Helvering v. Limestone Co.

United States Supreme Court

315 U.S. 179 (1942)

Facts

In Helvering v. Limestone Co., an insolvent corporation was adjudged bankrupt under a creditors' plan. Its assets were sold by the bankruptcy trustee, acquired by a creditors' committee, and then transferred to a new corporation in exchange for its stock, which was issued to the creditors of the old corporation, excluding the former stockholders. Minority creditors who did not agree to the plan were paid in cash. The operations of the company continued uninterrupted after the reorganization, managed by essentially the same personnel. The respondent, Limestone Co., acquired all the assets of Alabama Rock Asphalt, Inc. through this reorganization plan. When computing its depreciation and depletion allowances for 1934, Limestone Co. used the asset basis from the old corporation. The Commissioner of Internal Revenue determined a deficiency based on the price paid at the bankruptcy sale, but the Board of Tax Appeals rejected this view, and the Circuit Court of Appeals for the Fifth Circuit affirmed that decision.
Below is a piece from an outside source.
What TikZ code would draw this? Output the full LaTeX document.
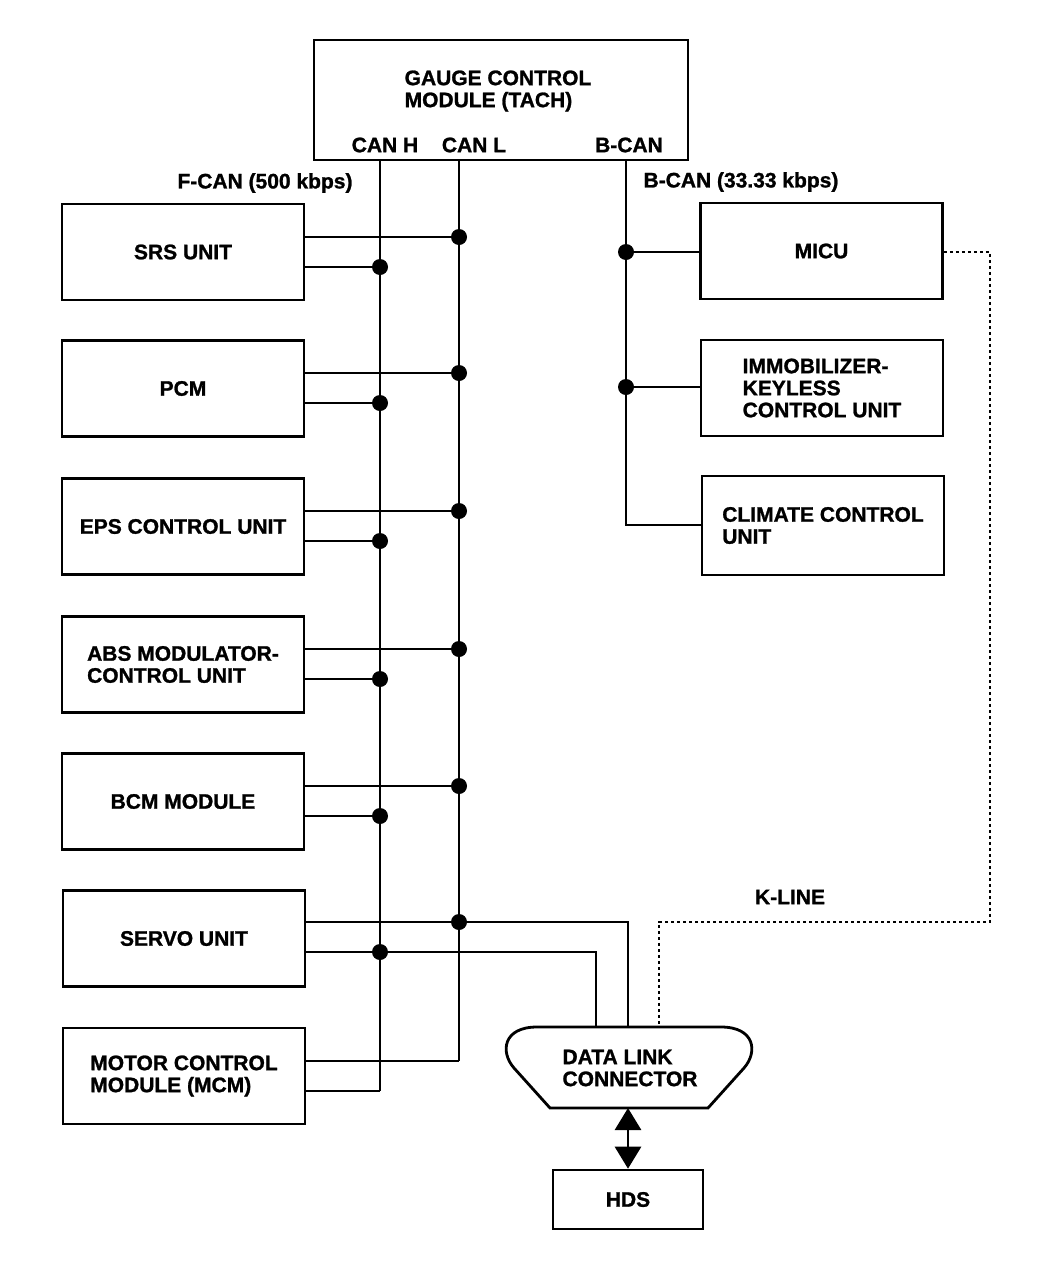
\documentclass[tikz,border=0pt]{standalone}
\usepackage{fontspec}
\setmainfont{Liberation Sans}[BoldFeatures={FakeBold=1.2}]
\usetikzlibrary{arrows.meta,calc}
\begin{document}
\begin{tikzpicture}[x=1pt,y=-1pt,
  every node/.style={font=\fontsize{21}{22}\selectfont\bfseries, inner sep=0pt},
  unit/.style={draw, line width=2.6pt, minimum width=242pt, minimum height=96pt, align=left},
  wire/.style={line width=2.8pt},
  junc/.style={circle, fill, minimum size=16pt, inner sep=0pt},
  kline/.style={line width=2.4pt, dash pattern=on 3.5pt off 2.5pt},
  bigarrow/.style={line width=2.8pt, {Triangle[width=26pt,length=22pt]}-{Triangle[width=26pt,length=22pt]}}]
\useasboundingbox (0,0) rectangle (1056,1264);

% gauge control module
\node[unit, minimum width=374pt, minimum height=120pt] (gcm) at (501,100) {};
\node[align=left] (gcmt) at (498,91) {GAUGE CONTROL\\MODULE (TACH)};
\node (canh) at (385,145) {CAN H};
\node (canl) at (474,145) {CAN L};
\node (bcan) at (629,145) {B-CAN};
\node (fcanl) at (265,183) {F-CAN (500 kbps)};
\node (bcanl) at (741,182) {B-CAN (33.33 kbps)};
\node (kl) at (790,897) {K-LINE};

% left units
\node[unit] (srs) at (183,252) {SRS UNIT};
\node[unit] (pcm) at (183,388.5) {PCM};
\node[unit] (eps) at (183,526.5) {EPS CONTROL UNIT};
\node[unit] (abs) at (183,664.5) {ABS MODULATOR-\\CONTROL UNIT};
\node[unit] (bcm) at (183,801.5) {BCM MODULE};
\node[unit] (servo) at (184,938.5) {SERVO UNIT};
\node[unit] (mcm) at (184,1076) {MOTOR CONTROL\\MODULE (MCM)};

% right units
\node[unit] (micu) at (821.5,251) {MICU};
\node[unit] (imm) at (822,388) {IMMOBILIZER-\\KEYLESS\\CONTROL UNIT};
\node[unit, minimum height=99pt] (clim) at (823,525.5) {CLIMATE CONTROL\\UNIT};

% data link connector and HDS
\node[align=left] (dlc) at (630,1068) {DATA LINK\\CONNECTOR};
\draw[wire] (550,1108) -- (514,1068) .. controls (500,1052) and (503,1027) .. (537,1027)
  -- (721,1027) .. controls (755,1027) and (758,1052) .. (744,1068) -- (708,1108) -- cycle;
\node[unit, minimum width=150pt, minimum height=59pt] (hds) at (628,1199.5) {HDS};
\coordinate (dlcs) at (628,1108);
\coordinate (d1) at (628,1027);
\coordinate (d2) at (596,1027);
\coordinate (d3) at (659,1027);
\draw[bigarrow] (dlcs) -- (hds.north);

% junctions on CAN L (x=459) and CAN H (x=380)
\foreach \n/\u/\ya/\yb in {1/srs/237/267, 2/pcm/373/403, 3/eps/511/541, 4/abs/649/679, 5/bcm/786/816, 6/servo/922/952}{
  \node[junc] (l\n) at (459,\ya) {};
  \node[junc] (h\n) at (380,\yb) {};
}
\coordinate (l7) at (459,1061);
\coordinate (h7) at (380,1091);

% CAN buses
\draw[wire] (gcm.south -| h7) -- (h7);
\draw[wire] (gcm.south -| l7) -- (l7);

% unit connections
\foreach \n/\u in {1/srs, 2/pcm, 3/eps, 4/abs, 5/bcm}{
  \draw[wire] (\u.east |- l\n) -- (l\n.center);
  \draw[wire] (\u.east |- h\n) -- (h\n.center);
}
\draw[wire] (servo.east |- l6) -- (d1 |- l6) -- (d1);
\draw[wire] (servo.east |- h6) -- (d2 |- h6) -- (d2);
\draw[wire] (mcm.east |- l7) -- (l7);
\draw[wire] (mcm.east |- h7) -- (h7);

% B-CAN bus
\node[junc] (b1) at (626,252) {};
\node[junc] (b2) at (626,387) {};
\coordinate (b3) at (626,525);
\draw[wire] (gcm.south -| b1) -- (b3) -- (clim.west |- b3);
\draw[wire] (b1.center) -- (micu.west |- b1);
\draw[wire] (b2.center) -- (imm.west |- b2);

% K-line
\coordinate (k1) at (990,252);
\coordinate (k2) at (990,922);
\draw[kline] (micu.east |- k1) -- (k1) -- (k2) -- (d3 |- k2) -- (d3);
\end{tikzpicture}
\end{document}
The U.S. Supreme Court granted certiorari due to conflicting decisions in other circuits.

Issue

The main issue was whether the transaction constituted a "reorganization" under § 112(i)(1) of the Revenue Act of 1928, allowing the new corporation to retain the same asset basis as the old corporation for tax purposes.

Holding

(

Douglas, J.

)

The U.S. Supreme Court held that the transaction did qualify as a "reorganization" under the Revenue Act, thus allowing the new corporation to use the same asset basis as the old corporation for tax purposes.

Reasoning

The U.S. Supreme Court reasoned that the continuity of interest test was satisfied because the creditors effectively took control of the disposition of the property once bankruptcy proceedings began. This allowed them to step into the shoes of the old stockholders. The Court emphasized that the full priority rule gives creditors the right to exclude stockholders from a reorganization plan when the debtor is insolvent. The transaction met the statutory definition of a "reorganization" because, despite the assets being technically owned by the creditors' committee at the time of acquisition, the entire process was part of a single, integrated reorganization plan. The Court concluded that the change in ownership from stockholders to creditors did not disrupt the continuity of interest required for a reorganization.